May 31 2020
‘The Grinch’ review: a safe version of the classic
09 November 2018

A bright and busy reboot of the Dr Seuss classic

Based on Dr Seuss’s How the Grinch Stole Christmas (1957), The Grinch is a safe, animated version of the classic. The screen is filled with bright pops of colour, cute animals, children and all round jollity. Following the original story and the rhymes, with some additions, The Grinch tells of an unsociable green creature who lives in a cave on Mount Crumpit with his faithful dog, Max.

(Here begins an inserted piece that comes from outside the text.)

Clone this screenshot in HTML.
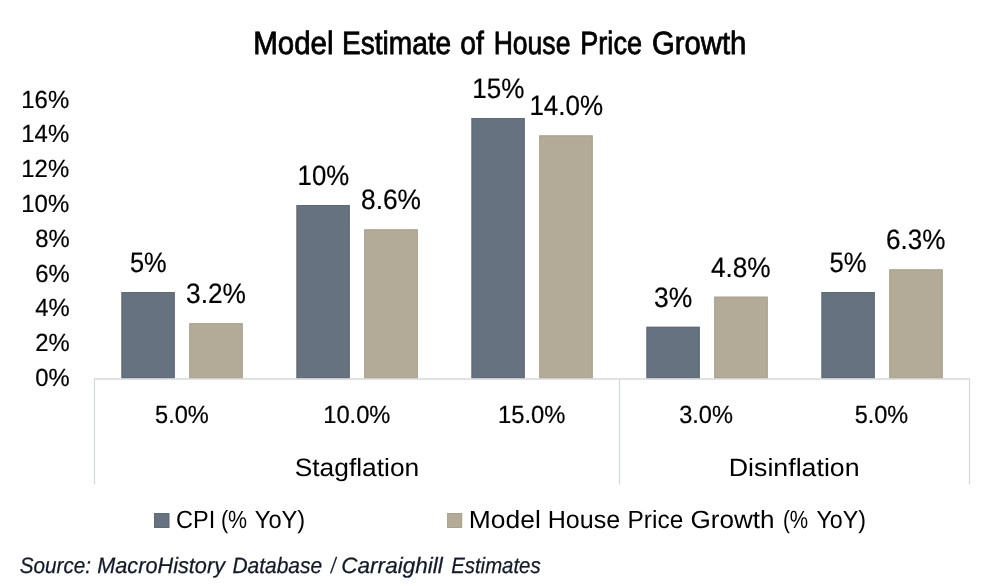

Grinch hates the nice people of Whoville — to be fair, they are annoyingly good hearted. When the mayor announces Christmas is going to be three times bigger, Grinch hatches a cunning plan to steal Christmas from Whoville. It is left to Cindy Lou, a little girl who wants to ask a special favour from Santa Claus, to show Grinch the error of his ways and make his two-size small heart big.

The Grinch
  • Directors: Yarrow Cheney and Scott Mosier
  • Voice cast: Benedict Cumberbatch, Rashida Jones, Kenan Thompson, Cameron Seely, Angela Lansbury
  • Storyline: A grouch learns the true meaning of Christmas

The third iteration of the beloved Christmas story after a TV special and the live action feature in 2000 starring Jim Carrey as Grinch, The Grinch follows the story faithfully with some additions including a goat and plump reindeer named Fred. While in the book Max is unloved, in the film, the Grinch is quite kind to Max.

Benedict Cumberbatch voices Grinch while Cameron Seely is Cindy Lou, Angela Lansbury Mayor McGerkle and Pharrell Williams is the Narrator. That the underlying message against the commercialisation of Christmas is brought out in a secular manner with no mention of the Nativity is ironic. An attempt to appeal to the largest demographic seems to bend and pray to filthy lucre rather than celebrate the first Noel.